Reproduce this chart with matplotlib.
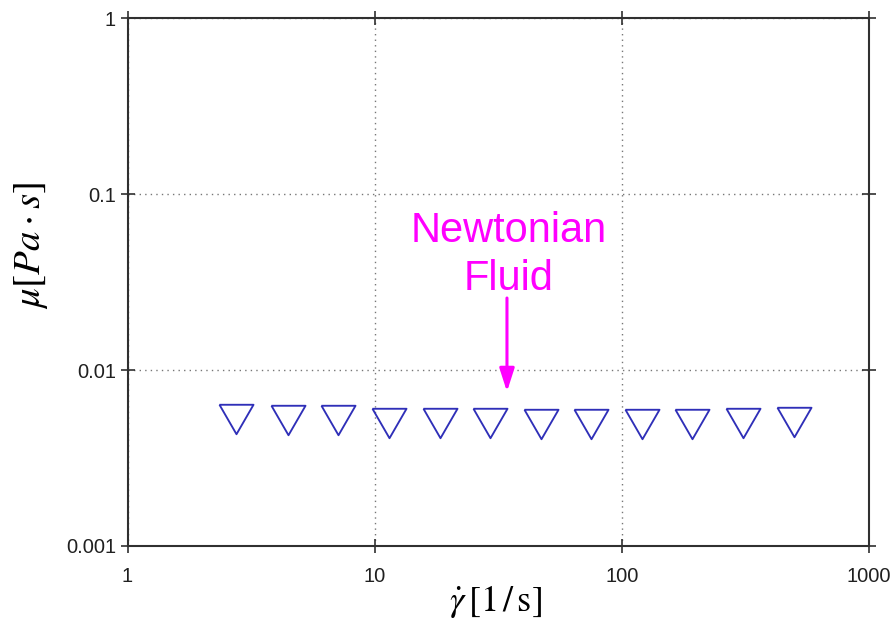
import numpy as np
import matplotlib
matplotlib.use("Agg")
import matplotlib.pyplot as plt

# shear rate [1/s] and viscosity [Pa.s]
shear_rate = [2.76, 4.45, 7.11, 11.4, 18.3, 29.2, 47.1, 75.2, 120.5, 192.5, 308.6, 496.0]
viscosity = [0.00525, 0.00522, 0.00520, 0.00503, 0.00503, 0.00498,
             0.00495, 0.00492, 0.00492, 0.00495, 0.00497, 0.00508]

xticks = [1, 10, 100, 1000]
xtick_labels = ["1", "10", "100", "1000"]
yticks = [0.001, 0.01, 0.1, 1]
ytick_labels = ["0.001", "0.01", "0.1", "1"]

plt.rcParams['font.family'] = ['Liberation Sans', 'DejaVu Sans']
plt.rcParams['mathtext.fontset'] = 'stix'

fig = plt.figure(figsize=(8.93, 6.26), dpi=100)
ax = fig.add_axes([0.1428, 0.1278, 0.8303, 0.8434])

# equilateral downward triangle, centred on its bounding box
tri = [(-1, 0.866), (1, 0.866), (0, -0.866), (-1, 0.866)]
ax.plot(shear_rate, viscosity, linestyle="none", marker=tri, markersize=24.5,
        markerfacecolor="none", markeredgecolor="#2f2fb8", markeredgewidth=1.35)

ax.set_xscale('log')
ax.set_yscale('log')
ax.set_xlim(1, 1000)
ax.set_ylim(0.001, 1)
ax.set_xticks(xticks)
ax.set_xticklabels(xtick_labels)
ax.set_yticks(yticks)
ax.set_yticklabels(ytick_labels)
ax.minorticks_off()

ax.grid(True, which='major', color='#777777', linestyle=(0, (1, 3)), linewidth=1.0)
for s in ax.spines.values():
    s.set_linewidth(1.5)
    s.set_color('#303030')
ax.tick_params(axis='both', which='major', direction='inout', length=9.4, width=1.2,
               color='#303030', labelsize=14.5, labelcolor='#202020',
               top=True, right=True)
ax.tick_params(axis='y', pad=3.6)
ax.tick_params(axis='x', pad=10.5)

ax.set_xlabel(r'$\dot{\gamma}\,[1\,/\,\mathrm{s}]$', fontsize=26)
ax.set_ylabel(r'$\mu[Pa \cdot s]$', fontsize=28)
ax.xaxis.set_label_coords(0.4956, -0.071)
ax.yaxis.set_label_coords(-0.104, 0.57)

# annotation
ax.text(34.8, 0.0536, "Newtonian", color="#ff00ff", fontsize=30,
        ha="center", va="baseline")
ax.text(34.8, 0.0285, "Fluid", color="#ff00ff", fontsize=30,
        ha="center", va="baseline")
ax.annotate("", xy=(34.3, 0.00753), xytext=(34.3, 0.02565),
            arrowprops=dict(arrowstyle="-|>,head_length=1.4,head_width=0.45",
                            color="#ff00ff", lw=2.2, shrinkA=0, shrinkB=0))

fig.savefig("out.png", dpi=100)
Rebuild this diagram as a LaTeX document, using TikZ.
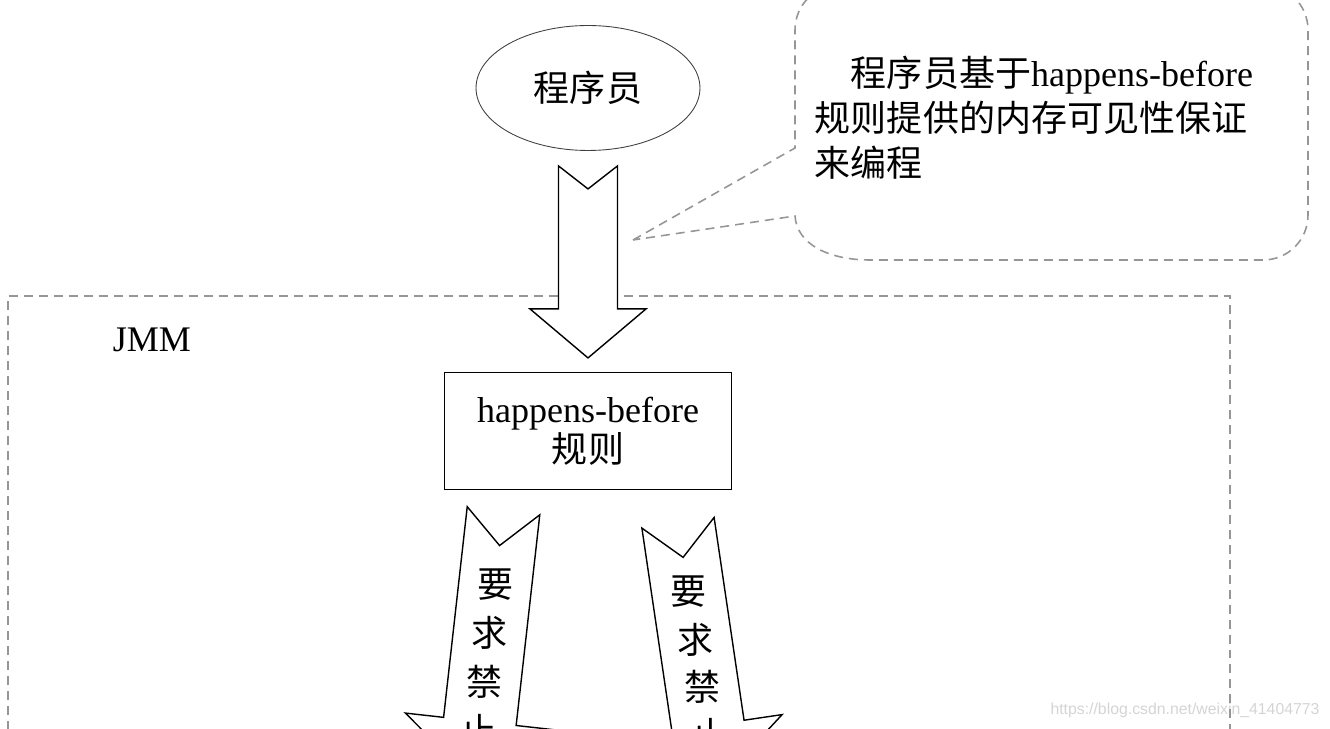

********

Task prompt >> Copy nothing but the lines from the first one in the listing through the line with "ax = fig.add_axes([0.1428, 0.1278, 0.8303, 0.8434])", and omit the pictures.

Correct answer >>
Reproduce this chart with matplotlib.
import numpy as np
import matplotlib
matplotlib.use("Agg")
import matplotlib.pyplot as plt

# shear rate [1/s] and viscosity [Pa.s]
shear_rate = [2.76, 4.45, 7.11, 11.4, 18.3, 29.2, 47.1, 75.2, 120.5, 192.5, 308.6, 496.0]
viscosity = [0.00525, 0.00522, 0.00520, 0.00503, 0.00503, 0.00498,
             0.00495, 0.00492, 0.00492, 0.00495, 0.00497, 0.00508]

xticks = [1, 10, 100, 1000]
xtick_labels = ["1", "10", "100", "1000"]
yticks = [0.001, 0.01, 0.1, 1]
ytick_labels = ["0.001", "0.01", "0.1", "1"]

plt.rcParams['font.family'] = ['Liberation Sans', 'DejaVu Sans']
plt.rcParams['mathtext.fontset'] = 'stix'

fig = plt.figure(figsize=(8.93, 6.26), dpi=100)
ax = fig.add_axes([0.1428, 0.1278, 0.8303, 0.8434])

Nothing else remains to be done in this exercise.